[Dataset excerpt]
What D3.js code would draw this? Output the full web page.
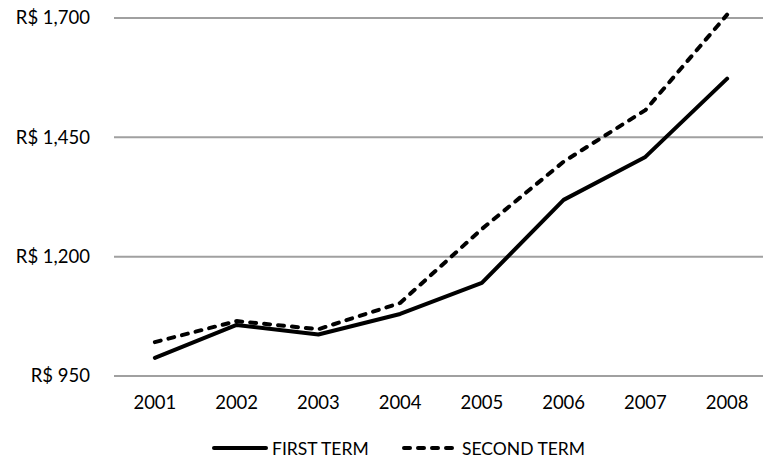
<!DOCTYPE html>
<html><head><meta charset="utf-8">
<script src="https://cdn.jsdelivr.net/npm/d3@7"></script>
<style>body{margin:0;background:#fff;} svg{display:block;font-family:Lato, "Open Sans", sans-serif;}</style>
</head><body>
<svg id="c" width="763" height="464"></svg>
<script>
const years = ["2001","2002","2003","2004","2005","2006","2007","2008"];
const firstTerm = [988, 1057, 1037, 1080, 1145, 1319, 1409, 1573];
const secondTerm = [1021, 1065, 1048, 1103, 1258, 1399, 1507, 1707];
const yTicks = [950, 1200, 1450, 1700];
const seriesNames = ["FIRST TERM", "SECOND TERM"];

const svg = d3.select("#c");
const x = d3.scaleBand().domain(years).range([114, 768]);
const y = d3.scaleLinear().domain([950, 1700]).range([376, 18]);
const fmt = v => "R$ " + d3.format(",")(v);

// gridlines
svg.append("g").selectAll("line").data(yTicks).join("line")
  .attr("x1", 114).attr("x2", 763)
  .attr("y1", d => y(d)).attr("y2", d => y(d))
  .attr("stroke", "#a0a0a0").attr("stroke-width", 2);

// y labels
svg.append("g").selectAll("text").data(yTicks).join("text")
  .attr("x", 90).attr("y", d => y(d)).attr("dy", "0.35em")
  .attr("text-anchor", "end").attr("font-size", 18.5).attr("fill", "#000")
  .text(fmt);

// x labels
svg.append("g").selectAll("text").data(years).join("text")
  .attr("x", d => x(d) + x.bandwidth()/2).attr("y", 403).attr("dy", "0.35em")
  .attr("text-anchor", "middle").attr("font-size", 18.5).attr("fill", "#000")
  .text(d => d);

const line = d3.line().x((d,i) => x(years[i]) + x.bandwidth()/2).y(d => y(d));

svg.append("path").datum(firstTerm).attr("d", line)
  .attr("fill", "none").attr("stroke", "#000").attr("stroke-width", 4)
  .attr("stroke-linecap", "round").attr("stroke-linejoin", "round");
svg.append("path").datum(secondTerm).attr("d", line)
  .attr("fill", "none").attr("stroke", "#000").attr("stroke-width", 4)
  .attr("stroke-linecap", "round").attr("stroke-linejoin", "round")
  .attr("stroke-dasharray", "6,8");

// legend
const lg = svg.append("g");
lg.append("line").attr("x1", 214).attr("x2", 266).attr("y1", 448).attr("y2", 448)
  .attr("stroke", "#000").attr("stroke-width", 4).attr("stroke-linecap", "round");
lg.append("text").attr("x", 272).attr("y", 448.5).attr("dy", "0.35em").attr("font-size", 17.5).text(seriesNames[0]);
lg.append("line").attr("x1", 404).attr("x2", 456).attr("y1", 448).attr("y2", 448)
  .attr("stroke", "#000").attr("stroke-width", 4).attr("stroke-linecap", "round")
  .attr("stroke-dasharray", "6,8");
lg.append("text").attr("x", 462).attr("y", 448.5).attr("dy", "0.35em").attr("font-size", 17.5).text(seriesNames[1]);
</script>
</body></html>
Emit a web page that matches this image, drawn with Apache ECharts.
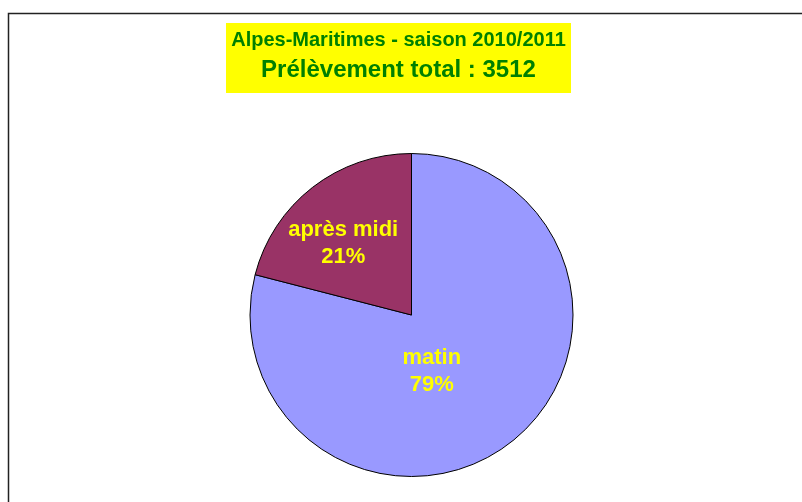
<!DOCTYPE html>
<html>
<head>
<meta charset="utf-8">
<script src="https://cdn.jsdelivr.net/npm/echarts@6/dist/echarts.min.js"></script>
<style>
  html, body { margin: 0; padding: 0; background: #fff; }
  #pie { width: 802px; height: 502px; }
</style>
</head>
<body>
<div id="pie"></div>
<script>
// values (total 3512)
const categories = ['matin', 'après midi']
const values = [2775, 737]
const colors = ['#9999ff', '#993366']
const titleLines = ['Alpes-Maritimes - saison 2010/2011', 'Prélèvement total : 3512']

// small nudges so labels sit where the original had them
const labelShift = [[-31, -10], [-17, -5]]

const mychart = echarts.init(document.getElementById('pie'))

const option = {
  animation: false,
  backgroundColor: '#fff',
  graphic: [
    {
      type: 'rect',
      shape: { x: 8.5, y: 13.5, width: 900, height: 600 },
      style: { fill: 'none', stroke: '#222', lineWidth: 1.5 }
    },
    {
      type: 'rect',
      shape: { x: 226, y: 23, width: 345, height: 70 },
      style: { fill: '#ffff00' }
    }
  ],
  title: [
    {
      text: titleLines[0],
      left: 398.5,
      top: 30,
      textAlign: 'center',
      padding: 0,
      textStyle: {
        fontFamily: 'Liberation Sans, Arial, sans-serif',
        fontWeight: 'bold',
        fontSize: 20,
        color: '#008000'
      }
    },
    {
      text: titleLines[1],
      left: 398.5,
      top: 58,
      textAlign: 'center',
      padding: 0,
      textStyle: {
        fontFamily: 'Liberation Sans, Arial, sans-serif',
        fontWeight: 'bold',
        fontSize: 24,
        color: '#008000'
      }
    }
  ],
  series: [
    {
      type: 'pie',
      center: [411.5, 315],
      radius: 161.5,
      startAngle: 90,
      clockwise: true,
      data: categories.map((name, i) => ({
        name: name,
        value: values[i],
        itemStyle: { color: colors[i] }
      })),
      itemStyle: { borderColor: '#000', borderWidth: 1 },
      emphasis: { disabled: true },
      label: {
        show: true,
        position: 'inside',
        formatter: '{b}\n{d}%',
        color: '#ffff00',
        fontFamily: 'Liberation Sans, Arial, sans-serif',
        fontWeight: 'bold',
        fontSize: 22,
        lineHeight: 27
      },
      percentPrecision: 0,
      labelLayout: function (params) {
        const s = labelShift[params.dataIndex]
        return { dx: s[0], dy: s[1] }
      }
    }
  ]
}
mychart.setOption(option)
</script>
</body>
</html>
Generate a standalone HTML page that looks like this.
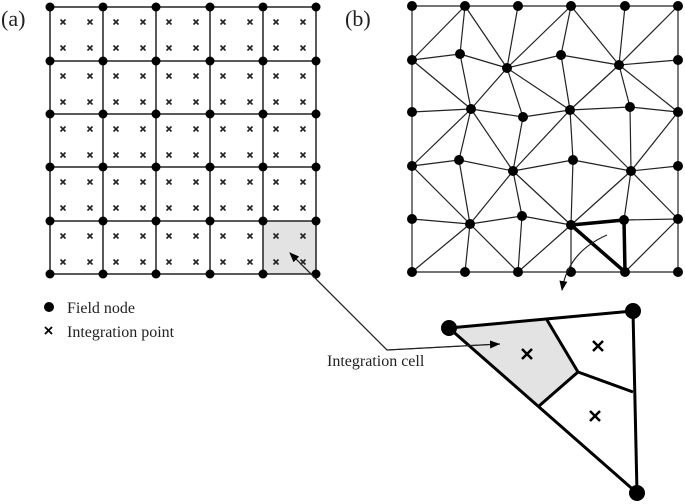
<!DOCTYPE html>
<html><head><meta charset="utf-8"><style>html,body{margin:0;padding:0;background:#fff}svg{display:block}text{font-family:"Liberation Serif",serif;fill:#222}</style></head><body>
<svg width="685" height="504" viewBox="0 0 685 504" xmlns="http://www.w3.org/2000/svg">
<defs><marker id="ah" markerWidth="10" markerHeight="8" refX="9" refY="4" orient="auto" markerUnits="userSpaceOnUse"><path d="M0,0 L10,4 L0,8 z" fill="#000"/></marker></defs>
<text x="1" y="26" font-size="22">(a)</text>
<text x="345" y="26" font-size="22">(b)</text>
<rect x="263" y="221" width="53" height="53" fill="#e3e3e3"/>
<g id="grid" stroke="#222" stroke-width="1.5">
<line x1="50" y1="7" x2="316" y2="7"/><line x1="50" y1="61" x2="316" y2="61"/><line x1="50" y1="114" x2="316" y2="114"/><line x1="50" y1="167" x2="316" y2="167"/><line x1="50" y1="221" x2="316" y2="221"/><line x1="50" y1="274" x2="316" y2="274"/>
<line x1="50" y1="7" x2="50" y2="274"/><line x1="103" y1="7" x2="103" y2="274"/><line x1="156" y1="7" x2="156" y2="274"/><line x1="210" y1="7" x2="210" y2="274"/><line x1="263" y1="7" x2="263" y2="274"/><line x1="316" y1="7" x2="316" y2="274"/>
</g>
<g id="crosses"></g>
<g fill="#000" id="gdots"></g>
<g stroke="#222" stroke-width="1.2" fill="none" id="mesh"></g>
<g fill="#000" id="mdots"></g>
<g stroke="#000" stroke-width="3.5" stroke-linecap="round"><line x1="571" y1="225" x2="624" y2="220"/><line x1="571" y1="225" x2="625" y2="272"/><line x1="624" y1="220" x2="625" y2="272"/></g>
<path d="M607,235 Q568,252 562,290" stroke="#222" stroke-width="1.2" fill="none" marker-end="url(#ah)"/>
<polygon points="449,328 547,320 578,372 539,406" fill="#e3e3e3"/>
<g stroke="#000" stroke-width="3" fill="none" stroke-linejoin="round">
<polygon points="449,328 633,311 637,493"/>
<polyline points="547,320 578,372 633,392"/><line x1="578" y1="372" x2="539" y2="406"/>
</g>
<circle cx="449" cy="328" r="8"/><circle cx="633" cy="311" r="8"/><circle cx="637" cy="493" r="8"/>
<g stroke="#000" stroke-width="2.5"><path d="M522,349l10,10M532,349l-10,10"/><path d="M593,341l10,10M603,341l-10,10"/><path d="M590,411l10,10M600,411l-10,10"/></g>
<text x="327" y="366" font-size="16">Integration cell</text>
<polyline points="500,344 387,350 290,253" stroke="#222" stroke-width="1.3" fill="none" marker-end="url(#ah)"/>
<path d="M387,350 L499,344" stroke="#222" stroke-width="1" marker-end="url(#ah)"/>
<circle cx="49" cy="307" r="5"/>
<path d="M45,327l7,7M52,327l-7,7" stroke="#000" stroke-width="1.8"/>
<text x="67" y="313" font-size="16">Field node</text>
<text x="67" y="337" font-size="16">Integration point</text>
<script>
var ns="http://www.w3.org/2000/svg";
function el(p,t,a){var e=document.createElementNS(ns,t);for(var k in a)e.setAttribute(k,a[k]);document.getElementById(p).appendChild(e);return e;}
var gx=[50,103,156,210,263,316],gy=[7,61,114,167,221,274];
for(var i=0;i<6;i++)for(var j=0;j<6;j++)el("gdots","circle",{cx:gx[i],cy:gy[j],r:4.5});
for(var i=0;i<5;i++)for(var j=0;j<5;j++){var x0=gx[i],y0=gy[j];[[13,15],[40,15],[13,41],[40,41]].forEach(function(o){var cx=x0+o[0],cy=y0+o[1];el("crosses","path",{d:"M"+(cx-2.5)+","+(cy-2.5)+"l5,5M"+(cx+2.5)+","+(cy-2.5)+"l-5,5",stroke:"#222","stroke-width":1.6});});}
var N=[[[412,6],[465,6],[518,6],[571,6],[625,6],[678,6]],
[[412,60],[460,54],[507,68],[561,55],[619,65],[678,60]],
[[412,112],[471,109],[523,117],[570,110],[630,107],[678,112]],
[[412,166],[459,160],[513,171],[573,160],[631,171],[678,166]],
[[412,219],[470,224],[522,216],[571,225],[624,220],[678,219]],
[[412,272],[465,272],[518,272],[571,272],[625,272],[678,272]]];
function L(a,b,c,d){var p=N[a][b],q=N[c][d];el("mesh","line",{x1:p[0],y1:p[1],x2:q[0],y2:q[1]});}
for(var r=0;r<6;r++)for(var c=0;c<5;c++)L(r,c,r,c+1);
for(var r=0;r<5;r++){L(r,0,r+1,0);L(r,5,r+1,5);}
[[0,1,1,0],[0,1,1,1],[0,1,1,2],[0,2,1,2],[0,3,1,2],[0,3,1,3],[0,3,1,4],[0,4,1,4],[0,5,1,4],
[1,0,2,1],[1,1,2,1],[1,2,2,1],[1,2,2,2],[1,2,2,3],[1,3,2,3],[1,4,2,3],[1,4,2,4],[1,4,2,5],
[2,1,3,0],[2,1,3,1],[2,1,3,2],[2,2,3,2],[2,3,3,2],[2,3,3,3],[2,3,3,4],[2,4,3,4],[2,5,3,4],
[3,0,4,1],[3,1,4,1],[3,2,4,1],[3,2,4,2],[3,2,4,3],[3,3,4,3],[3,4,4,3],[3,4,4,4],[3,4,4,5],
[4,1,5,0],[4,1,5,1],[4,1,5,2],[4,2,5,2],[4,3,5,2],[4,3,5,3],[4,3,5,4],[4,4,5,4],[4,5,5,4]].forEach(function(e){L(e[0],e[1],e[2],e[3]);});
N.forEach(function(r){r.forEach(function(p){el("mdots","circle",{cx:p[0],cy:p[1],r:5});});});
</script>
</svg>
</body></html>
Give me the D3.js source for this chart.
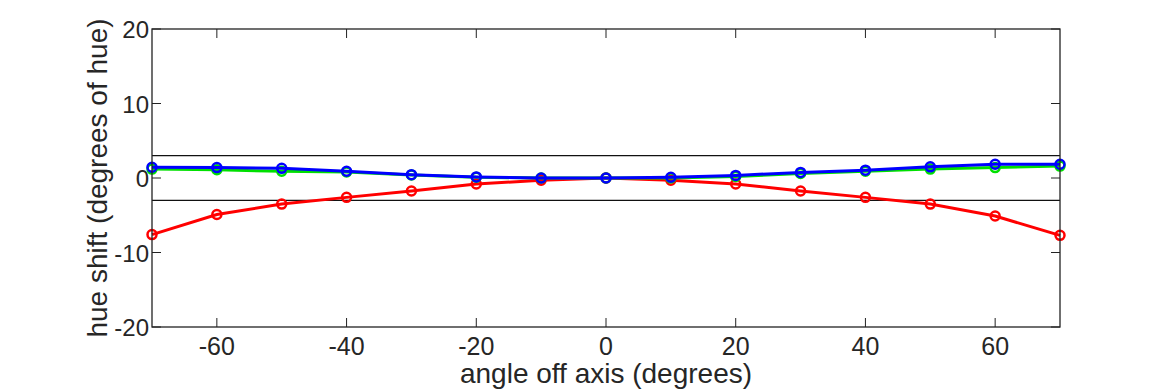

### Exercise task
What's needed is an exact copy of the lines above from the one with "Emit a web page" through the one with "const labelShift = [[-31, -10], [-17, -5]]", both included; the pictures stay out.

### Task result
Emit a web page that matches this image, drawn with Apache ECharts.
<!DOCTYPE html>
<html>
<head>
<meta charset="utf-8">
<script src="https://cdn.jsdelivr.net/npm/echarts@6/dist/echarts.min.js"></script>
<style>
  html, body { margin: 0; padding: 0; background: #fff; }
  #pie { width: 802px; height: 502px; }
</style>
</head>
<body>
<div id="pie"></div>
<script>
// values (total 3512)
const categories = ['matin', 'après midi']
const values = [2775, 737]
const colors = ['#9999ff', '#993366']
const titleLines = ['Alpes-Maritimes - saison 2010/2011', 'Prélèvement total : 3512']

// small nudges so labels sit where the original had them
const labelShift = [[-31, -10], [-17, -5]]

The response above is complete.